United States Supreme Court
393 U.S. 357 (1969)
In Nat'l Labor Relations Bd. v. Strong, a multiple employer bargaining association, of which the respondent was a member, negotiated a contract with a union that established compensation levels for employees of the member firms. The respondent attempted to withdraw from the association and refused to sign the contract. The union filed charges with the National Labor Relations Board (NLRB), which found that the respondent's refusal to sign constituted unfair labor practices under the National Labor Relations Act. The NLRB ordered the respondent to sign the contract, cease and desist from unfair practices, and pay fringe benefits as provided by the contract. The U.S. Court of Appeals for the Ninth Circuit enforced the NLRB's order except for the payment of fringe benefits, holding that it was beyond the NLRB's power. The Government sought review and the U.S. Supreme Court granted certiorari.
The main issue was whether the NLRB had the authority to require the payment of fringe benefits as part of its remedy for an employer's refusal to sign a collective bargaining agreement negotiated on its behalf.

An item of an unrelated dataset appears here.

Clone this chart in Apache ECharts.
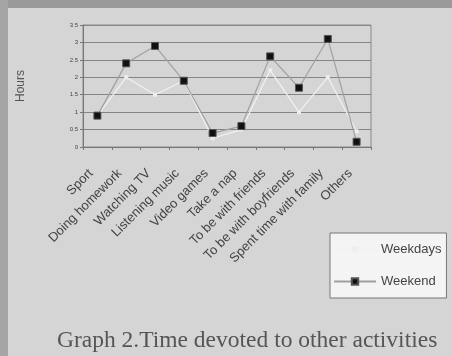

The U.S. Supreme Court held that the NLRB's authority under the National Labor Relations Act included the power to require payment of fringe benefits as part of its remedy for the unfair labor practice of refusing to sign the collective bargaining agreement.
The U.S. Supreme Court reasoned that the NLRB's remedial power under Section 10(c) of the National Labor Relations Act was broad and included taking affirmative actions to effectuate the policies of the Act. The Court explained that while the NLRB cannot enforce collective bargaining agreements, it can remedy unfair labor practices, including requiring payment of fringe benefits that would have been due under the agreement. The Court noted that making workers whole for losses due to unfair labor practices is part of enforcing public policy. It also clarified that the NLRB's authority to remedy unfair labor practices is not affected by other means of contract enforcement, such as arbitration, and that the Board's remedy did not exceed its authority because it aimed to vindicate the public policies of the Act.